§ **Stored data**
• • • •

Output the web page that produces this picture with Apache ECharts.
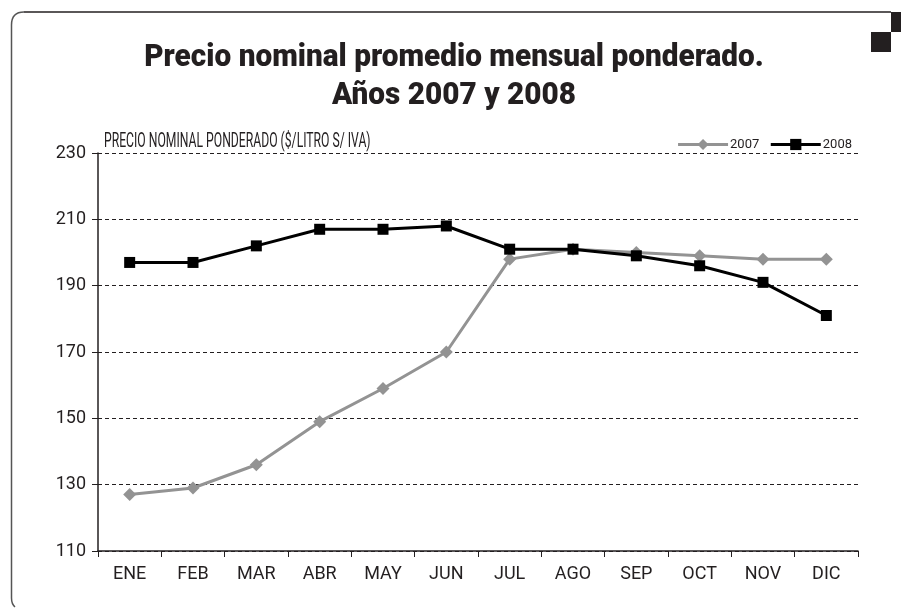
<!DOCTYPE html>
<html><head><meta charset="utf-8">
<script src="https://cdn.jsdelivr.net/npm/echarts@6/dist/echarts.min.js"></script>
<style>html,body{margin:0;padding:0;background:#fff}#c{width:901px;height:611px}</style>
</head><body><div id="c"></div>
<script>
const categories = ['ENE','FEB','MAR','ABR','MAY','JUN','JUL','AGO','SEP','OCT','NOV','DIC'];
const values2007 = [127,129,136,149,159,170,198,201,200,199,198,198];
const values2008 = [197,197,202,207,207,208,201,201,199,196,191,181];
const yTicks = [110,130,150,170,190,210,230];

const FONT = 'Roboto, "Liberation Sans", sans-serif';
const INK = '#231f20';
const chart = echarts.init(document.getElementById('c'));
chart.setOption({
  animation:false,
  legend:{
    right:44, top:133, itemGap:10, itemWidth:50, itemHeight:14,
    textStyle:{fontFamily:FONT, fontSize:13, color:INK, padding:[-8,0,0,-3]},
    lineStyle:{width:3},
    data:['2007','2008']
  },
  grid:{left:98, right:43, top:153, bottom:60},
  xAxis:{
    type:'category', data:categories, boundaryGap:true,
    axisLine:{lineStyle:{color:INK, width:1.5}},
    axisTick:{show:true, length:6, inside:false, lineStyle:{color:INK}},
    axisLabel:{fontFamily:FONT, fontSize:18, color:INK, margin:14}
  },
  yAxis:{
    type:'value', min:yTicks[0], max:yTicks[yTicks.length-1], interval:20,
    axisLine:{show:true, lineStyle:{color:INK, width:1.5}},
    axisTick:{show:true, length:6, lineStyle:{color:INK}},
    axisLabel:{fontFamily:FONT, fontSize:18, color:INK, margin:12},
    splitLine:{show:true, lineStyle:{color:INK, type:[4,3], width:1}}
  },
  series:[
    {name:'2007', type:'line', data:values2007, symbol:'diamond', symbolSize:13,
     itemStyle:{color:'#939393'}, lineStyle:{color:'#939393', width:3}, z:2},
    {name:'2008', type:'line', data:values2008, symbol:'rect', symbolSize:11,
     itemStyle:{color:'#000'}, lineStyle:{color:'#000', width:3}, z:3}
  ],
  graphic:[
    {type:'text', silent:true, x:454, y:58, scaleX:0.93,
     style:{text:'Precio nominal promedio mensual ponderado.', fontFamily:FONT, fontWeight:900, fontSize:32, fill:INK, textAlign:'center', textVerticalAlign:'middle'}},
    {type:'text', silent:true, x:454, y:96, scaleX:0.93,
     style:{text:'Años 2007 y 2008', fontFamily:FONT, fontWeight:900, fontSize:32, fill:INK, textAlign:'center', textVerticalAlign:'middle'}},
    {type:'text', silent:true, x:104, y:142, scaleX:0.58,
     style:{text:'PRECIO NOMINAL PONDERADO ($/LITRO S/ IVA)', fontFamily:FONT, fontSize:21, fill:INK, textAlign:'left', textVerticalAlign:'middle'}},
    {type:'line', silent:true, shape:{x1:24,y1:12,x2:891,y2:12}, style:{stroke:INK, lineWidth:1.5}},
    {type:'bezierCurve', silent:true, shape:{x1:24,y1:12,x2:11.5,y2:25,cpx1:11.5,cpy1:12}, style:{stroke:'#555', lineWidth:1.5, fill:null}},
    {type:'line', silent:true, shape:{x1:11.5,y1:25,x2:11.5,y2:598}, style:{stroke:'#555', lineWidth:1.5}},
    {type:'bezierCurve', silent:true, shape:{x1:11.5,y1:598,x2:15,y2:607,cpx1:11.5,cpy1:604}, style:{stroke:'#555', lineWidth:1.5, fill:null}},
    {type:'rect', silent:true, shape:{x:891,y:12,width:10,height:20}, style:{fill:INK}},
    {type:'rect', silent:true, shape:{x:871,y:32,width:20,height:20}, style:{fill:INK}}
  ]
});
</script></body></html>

• • • •

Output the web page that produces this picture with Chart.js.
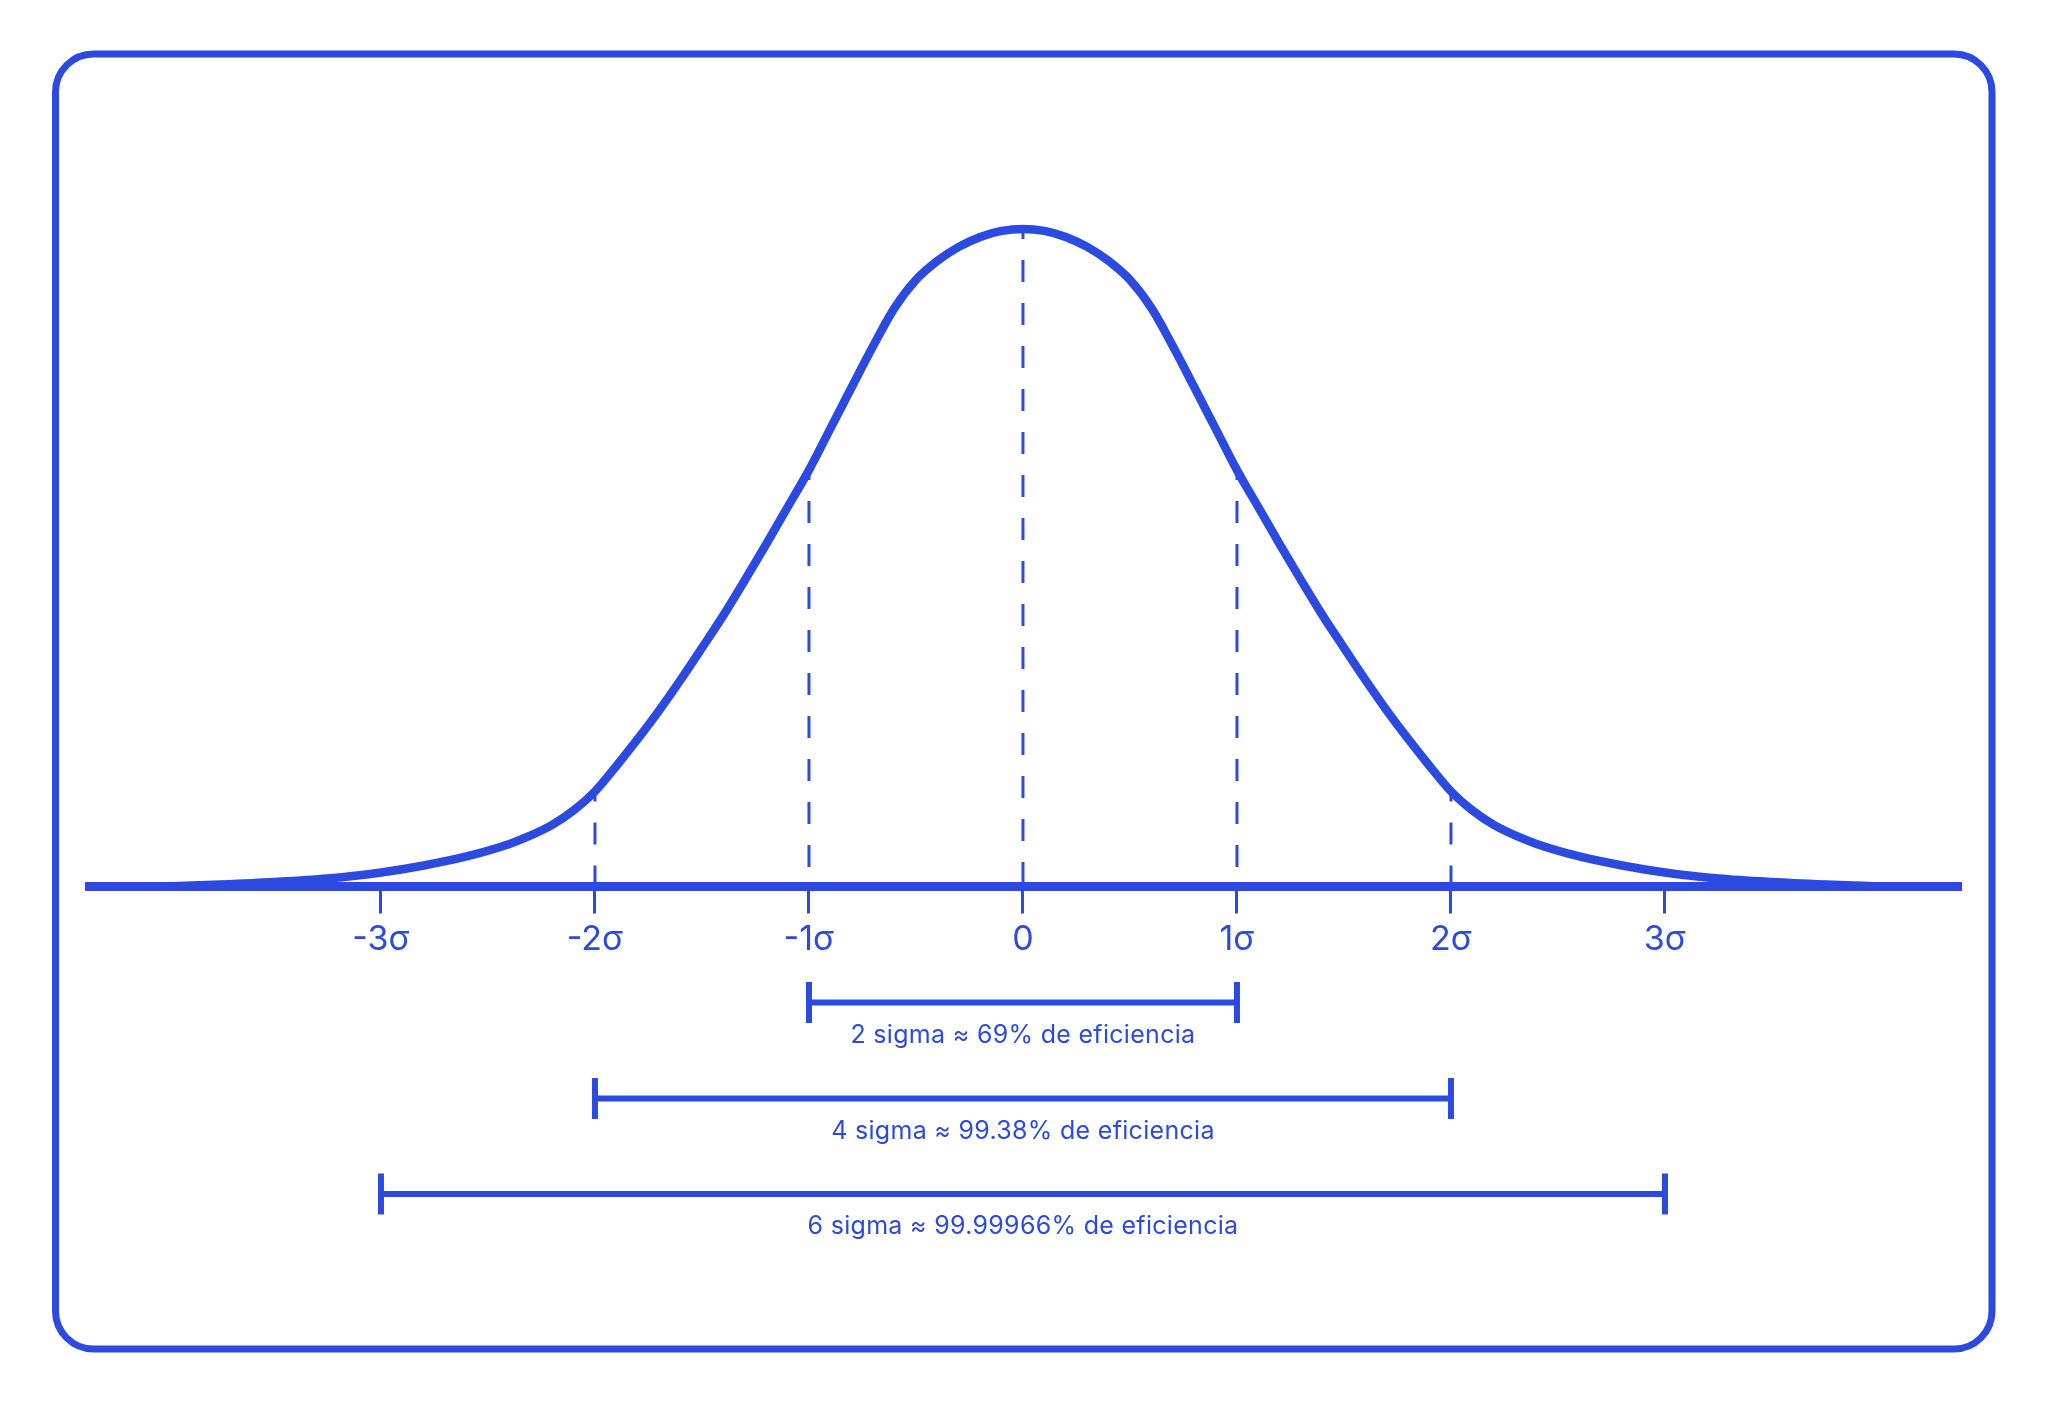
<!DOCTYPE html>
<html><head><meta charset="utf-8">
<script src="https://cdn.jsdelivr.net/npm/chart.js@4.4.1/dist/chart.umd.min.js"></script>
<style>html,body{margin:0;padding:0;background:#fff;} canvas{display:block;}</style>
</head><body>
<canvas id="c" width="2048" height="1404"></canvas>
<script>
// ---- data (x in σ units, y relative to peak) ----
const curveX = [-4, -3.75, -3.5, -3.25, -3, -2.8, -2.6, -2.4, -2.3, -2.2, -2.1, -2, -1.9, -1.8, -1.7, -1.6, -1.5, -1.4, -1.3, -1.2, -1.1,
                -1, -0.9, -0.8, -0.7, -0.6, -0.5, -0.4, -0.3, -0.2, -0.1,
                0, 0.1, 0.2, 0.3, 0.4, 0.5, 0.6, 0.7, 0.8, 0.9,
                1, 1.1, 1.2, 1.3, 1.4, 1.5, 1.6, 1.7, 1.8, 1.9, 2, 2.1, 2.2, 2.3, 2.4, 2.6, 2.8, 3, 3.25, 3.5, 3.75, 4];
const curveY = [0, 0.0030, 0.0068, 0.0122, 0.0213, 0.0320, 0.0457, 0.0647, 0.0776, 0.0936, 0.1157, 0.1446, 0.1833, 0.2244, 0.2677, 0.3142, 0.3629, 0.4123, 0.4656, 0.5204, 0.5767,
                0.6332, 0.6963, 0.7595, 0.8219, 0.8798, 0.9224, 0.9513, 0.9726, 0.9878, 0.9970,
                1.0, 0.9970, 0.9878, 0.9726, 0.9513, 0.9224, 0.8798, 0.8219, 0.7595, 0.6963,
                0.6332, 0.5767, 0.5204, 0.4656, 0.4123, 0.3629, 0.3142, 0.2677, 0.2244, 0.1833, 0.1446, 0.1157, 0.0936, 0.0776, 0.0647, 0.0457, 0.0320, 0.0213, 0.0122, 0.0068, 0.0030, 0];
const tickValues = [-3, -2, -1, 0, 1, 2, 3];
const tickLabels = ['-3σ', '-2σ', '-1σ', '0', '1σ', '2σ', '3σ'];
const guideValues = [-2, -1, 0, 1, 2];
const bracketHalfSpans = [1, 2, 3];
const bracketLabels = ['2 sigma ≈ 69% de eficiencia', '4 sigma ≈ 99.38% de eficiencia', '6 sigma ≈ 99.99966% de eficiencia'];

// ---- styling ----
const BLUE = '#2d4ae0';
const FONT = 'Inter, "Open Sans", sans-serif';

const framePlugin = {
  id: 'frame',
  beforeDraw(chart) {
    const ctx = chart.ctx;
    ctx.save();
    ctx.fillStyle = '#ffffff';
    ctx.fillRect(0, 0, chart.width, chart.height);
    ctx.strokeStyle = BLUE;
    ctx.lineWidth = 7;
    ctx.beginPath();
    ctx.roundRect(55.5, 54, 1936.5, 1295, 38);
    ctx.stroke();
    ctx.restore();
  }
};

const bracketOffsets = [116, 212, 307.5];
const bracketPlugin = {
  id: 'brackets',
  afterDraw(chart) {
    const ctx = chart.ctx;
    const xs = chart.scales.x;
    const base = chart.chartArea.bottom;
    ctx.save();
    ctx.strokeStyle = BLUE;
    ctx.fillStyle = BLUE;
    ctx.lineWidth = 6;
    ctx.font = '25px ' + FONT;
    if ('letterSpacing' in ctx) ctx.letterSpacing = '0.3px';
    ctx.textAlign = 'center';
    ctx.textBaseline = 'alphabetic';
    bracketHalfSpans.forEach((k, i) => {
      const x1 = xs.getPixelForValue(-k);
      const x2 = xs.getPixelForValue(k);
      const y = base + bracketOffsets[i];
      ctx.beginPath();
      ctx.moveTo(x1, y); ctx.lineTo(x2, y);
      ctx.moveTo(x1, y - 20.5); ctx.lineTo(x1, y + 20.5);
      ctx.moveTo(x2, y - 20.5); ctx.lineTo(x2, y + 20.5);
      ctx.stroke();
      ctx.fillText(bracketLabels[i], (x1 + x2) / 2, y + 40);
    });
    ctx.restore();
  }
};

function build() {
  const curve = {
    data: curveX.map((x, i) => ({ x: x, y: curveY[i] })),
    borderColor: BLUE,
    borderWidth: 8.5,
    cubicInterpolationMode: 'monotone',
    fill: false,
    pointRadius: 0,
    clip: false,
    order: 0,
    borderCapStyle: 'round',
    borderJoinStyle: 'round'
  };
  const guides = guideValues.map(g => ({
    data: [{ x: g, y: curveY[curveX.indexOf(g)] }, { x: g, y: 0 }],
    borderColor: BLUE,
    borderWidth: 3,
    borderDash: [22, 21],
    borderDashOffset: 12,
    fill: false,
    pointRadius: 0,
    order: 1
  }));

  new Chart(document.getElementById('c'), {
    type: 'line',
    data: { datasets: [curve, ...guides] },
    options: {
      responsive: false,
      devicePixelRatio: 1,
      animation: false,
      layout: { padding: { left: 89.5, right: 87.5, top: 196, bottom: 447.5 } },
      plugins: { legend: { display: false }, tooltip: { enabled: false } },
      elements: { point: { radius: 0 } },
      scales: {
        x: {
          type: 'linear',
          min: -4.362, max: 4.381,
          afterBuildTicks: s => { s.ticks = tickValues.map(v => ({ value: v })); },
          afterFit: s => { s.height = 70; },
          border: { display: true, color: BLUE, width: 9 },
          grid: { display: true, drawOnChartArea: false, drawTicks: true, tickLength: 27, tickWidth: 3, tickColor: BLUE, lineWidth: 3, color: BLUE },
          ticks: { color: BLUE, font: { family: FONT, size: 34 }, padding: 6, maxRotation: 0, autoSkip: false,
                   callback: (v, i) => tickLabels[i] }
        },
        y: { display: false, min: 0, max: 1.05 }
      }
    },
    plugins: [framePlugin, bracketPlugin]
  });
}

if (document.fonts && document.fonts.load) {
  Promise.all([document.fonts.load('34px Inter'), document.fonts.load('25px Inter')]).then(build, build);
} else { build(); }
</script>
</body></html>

• • • •

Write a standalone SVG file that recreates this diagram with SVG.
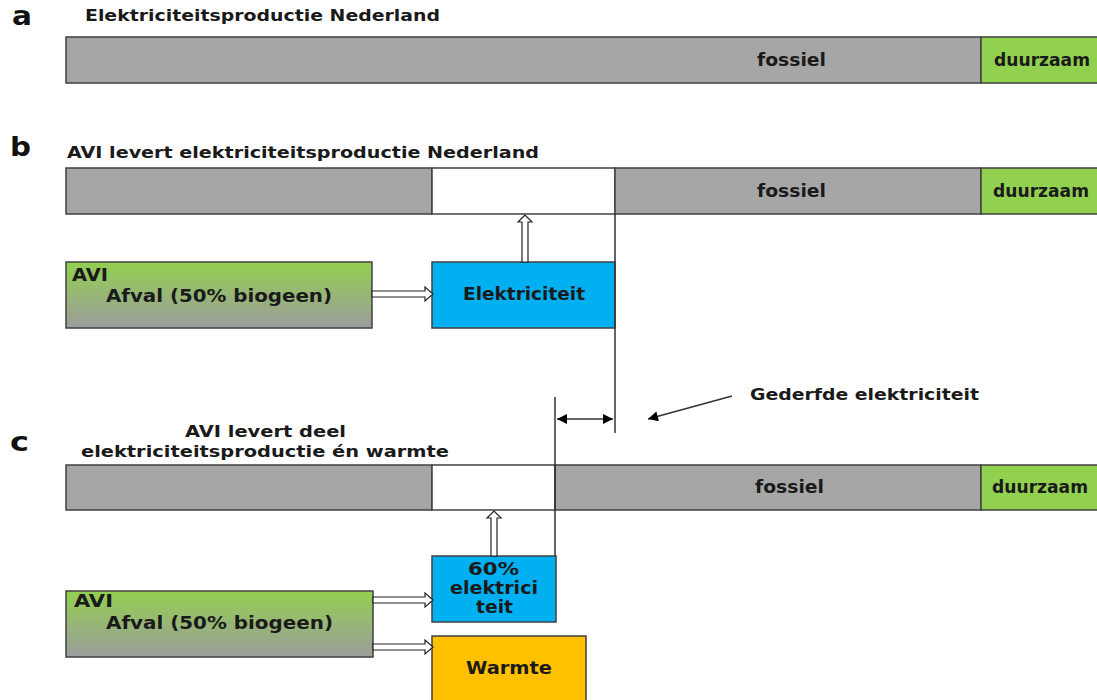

• • • •

§ **Exercise goal**
Retype the lines above exactly as they appear, from the line containing "Output the web page that produces this picture with Apache" through the line containing "const yTicks = [110,130,150,170,190,210,230];", and leave out any pictures.

§ **The solution**
Output the web page that produces this picture with Apache ECharts.
<!DOCTYPE html>
<html><head><meta charset="utf-8">
<script src="https://cdn.jsdelivr.net/npm/echarts@6/dist/echarts.min.js"></script>
<style>html,body{margin:0;padding:0;background:#fff}#c{width:901px;height:611px}</style>
</head><body><div id="c"></div>
<script>
const categories = ['ENE','FEB','MAR','ABR','MAY','JUN','JUL','AGO','SEP','OCT','NOV','DIC'];
const values2007 = [127,129,136,149,159,170,198,201,200,199,198,198];
const values2008 = [197,197,202,207,207,208,201,201,199,196,191,181];
const yTicks = [110,130,150,170,190,210,230];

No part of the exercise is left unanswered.